Breach of Fiduciary Duty
The court examined the allegations of breach of fiduciary duty made by the petitioners against Steven Louros. It noted that similar claims had already been dismissed in a prior case, indicating that these allegations were not new and had not proven to be valid. Even assuming the allegations were true, the court reasoned that they would not invalidate the enforceability of the buy-sell provision within the Shareholders Agreement. The court emphasized that the integrity of the agreement remained intact regardless of the previous claims, further supporting the position that Tabs Motors was entitled to enforce the agreement.
Quorum Requirements
The court evaluated whether the quorum requirements for the shareholders' meeting were satisfied. Under the Shareholders Agreement, the petitioning shareholders, Michael Louros and the Estate, were expressly barred from voting on the purchase of their shares due to their petition for dissolution. As a result, their presence did not count toward meeting the quorum requirement. The court found that with the remaining shareholders present, who collectively held 100% of the voting shares, the quorum requirement of 75% was satisfied. Thus, the court determined that the decision to exercise the buy-sell provision was valid and in accordance with the terms of the agreement.
Specific Performance as a Remedy
The court concluded that specific performance was an appropriate remedy for enforcing the buy-sell provision of the Shareholders Agreement. It highlighted that specific performance is often granted in contracts involving unique items, where monetary damages would not suffice to resolve the breach.
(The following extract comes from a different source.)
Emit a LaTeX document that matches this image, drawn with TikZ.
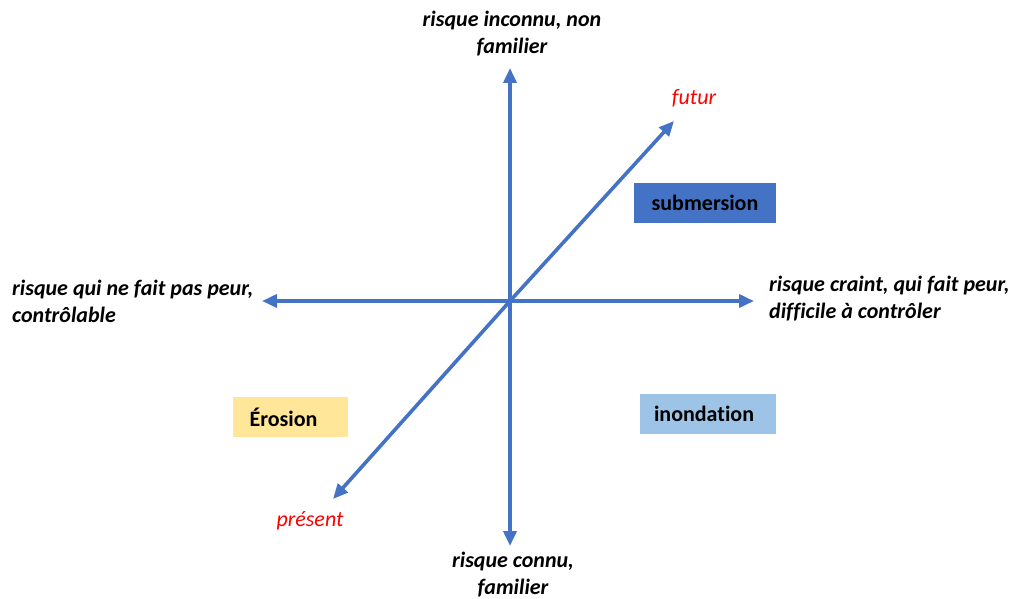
\documentclass[tikz,border=0pt]{standalone}
\usepackage{fontspec}
\setmainfont[Ligatures=NoCommon]{Carlito}
\usetikzlibrary{arrows.meta}
\definecolor{axisblue}{HTML}{4472C4}
\definecolor{boxblue}{HTML}{4472C4}
\definecolor{lightblue}{HTML}{9DC3E6}
\definecolor{lightyellow}{HTML}{FFE699}
\definecolor{futred}{HTML}{FF0000}
\tikzset{
  axis/.style={draw=axisblue, line width=3.6pt, -{Triangle[length=15pt,width=13pt]}},
  lbl/.style={font=\fontsize{22}{27}\selectfont\bfseries\itshape, text=black, inner sep=0pt, align=center},
  redlbl/.style={font=\fontsize{22}{27}\selectfont\itshape, text=futred, inner sep=0pt},
  qbox/.style={font=\fontsize{22}{27}\selectfont\bfseries, text=black, inner sep=0pt, minimum height=40pt},
}
\begin{document}
\begin{tikzpicture}[x=1pt,y=-1pt]
\useasboundingbox (0,0) rectangle (1014,599);
\coordinate (o) at (510,301);
\coordinate (top) at (510,68);
\coordinate (bot) at (510,546);
\coordinate (lft) at (262,301);
\coordinate (rgt) at (754,301);
\coordinate (fut) at (674,121);
\coordinate (pre) at (333,499);
% boxes
\node[qbox, fill=boxblue, minimum width=142pt] (sub) at (705,203) {submersion};
\node[qbox, fill=lightyellow, minimum width=115pt] (ero) at (290.5,417) {\hspace*{-14pt}Érosion};
\node[qbox, fill=lightblue, minimum width=136pt] (ino) at (708,414) {\hspace*{-8pt}inondation};
% axes
\draw[axis] (o) -- (top);
\draw[axis] (o) -- (bot);
\draw[axis] (o) -- (lft);
\draw[axis] (o) -- (rgt);
\draw[axis] (o) -- (fut);
\draw[axis] (o) -- (pre);
% labels
\node[lbl, anchor=center] (tl) at (512,34) {risque inconnu, non\\familier};
\node[lbl, anchor=center] (bl) at (513,575) {risque connu,\\familier};
\node[lbl, anchor=west, align=left] (ll) at (12,301) {risque qui ne fait pas peur,\\contrôlable};
\node[lbl, anchor=west, align=left] (rl) at (769,299) {risque craint, qui fait peur,\\difficile à contrôler};
\node[redlbl] (fl) at (694,98) {futur};
\node[redlbl] (pl) at (310,521) {présent};
\end{tikzpicture}
\end{document}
Given the nature of the shareholders' agreement and the specific terms outlined within it, the court found that the enforcement of the buy-sell provision was warranted. The court's ruling reflected a commitment to uphold contractual obligations and ensured that the parties adhered to the agreement they had previously executed. Ultimately, the court granted Tabs Motors' motion for summary judgment, thereby enforcing the terms of the Shareholders Agreement.